Bill Emmott - International Author & Adviser

Article

America will become inward-looking
La Stampa - November 4th 2010

So America´s mid-term Congressional elections have, as expected, brought a dramatic defeat for the Democratic Party in general and Barack Obama in particular, with the Republicans taking majority control in the House of Representatives, narrowing the Democrats´ supremacy in the Senate, and sweeping to power in a wide range of state governorships. But what has really changed? The genius of the American constitution, as designed by the Founding Fathers more than two centuries ago, ensures that the immediate answer is: very little. The longer-term answer could, however, be different—depending on how well President Obama reacts to this setback.

            Very little will change immediately because the whole American democratic system is designed to prevent dramatic change, through the checks and balances between the Congress, the White House and the judiciary. If the new Republican majority in the House chooses to try to abolish what they see as Obama´s most controversial policy, his health-care reform, then Obama can simply veto the bill. Moreover, for most of this year, ever since health-care was passed and since the financial-regulatory reform bill was also agreed, the White House´s domestic agenda has anyway been stalled. It had no chance of getting major legislation through Congress. So, again, little has changed.

            A situation in which one party holds the presidency and the other leads in Congress is anyway the normal state of affairs in US politics. It was true for six years of Ronald Reagan´s term in the 1980s, for six years of Bill Clinton in the 1990s, and for the four final years of George W. Bush. Single-party control is the exception, not the rule.

            What President Obama will now have to do is to find a way to work with the Republican-dominated Congress, while seeking to ensure that the Republicans´ come to share responsibility, in the public´s eyes, for any difficulties in governing and, especially, for continued weakness in the economy. The Republicans will probably prefer to be confrontational, especially those (a minority, but a vocal one) who have come to power with support from the highly conservative, some would say fundamentalist, Tea Party movement.

Yet the principal topic on their joint agenda will make this hard: the budget deficit. Most of the arguments will be about which spending to cut, and where the tax burden should fall. The White House´s aim, presumably, will be to make the Republicans look as if they are obstructing the very thing that they, and the Tea Party, supposedly stand for: smaller government, and especially a diminishing deficit. The aim will be to make them look like hypocrites.

This is where health-care will come in. The establishment of universal health-care coverage is President Obama´s proudest achievement, and yet also one for which he is most unpopular. The Republicans will try to blame the budget deficit on his health-care plan, in the hope of making this one of the principal issues in the 2012 presidential election. His task, the one on which he has so far failed, will be to convince a majority of the American public that the health-care plan is not only fair and right, but also affordable.

The battle for 2012 has, in effect, begun today. Budding Republican candidates will be calculating the significance of the mid-term results for their own prospects. Sarah Palin, heroine of the Tea Party and now a TV celebrity, will be calculating about how long to keep on denying that she will be a candidate, in order to maintain her TV career but also to keep on cultivating the image of the outsider. But also, the battle for the long-term preservation of Obama´s health-care reform has begun today, too.
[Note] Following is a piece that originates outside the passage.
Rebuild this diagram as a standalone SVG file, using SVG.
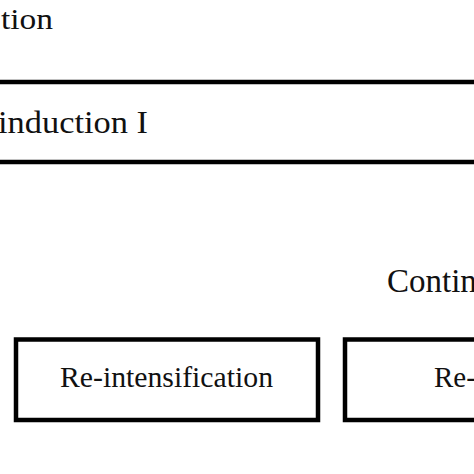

The president´s veto power ensures that it will survive another two years, and be unaffected by the change in Congress. But the reason why yesterday´s results could have a bigger impact in the longer term is that it would be unlikely to survive a Republican victory in 2012. Then, alongside a repeal of health-care would come a wider programme to cut back the size and cost of the federal government.

President Obama has said in the past that it would be better to be a one-term president who achieved great things than a two-term failure. But the truth is that he needs two terms if he is to preserve his achievements. His advisors today will be trying to draw up for him a series of objectives and benchmarks over the next 12 months that he will need to meet if he is to be re-elected.

One of those, as already stated, is to change the opinion-poll ratings for health-care. More important, however, is a decline in unemployment, with some associated credit for the decline going to the White House. America´s economy is growing currently at 2% per year, a rate that would be considered healthy in Europe but which is too slow to reduce unemployment in the US because that country´s population and labour force are both growing. Third on the agenda will be some sort of credible resolution of the situations in Afghanistan and Iraq, so that he can say that America is again on the right track in foreign policy, and no longer sending its sons and daughters to die abroad.

The environment, once a great hope of the Obama administration, can be forgotten, for the time being. Protectionism, always a big fear when American unemployment is high, is going to be a growing danger, especially if China refuses to revalue its currency. Most of all, though, from an international point of view, America will be in a sort of limbo between now and 2012: preoccupied with its internal battles, deeply reluctant to take initiatives abroad—unless events force it to.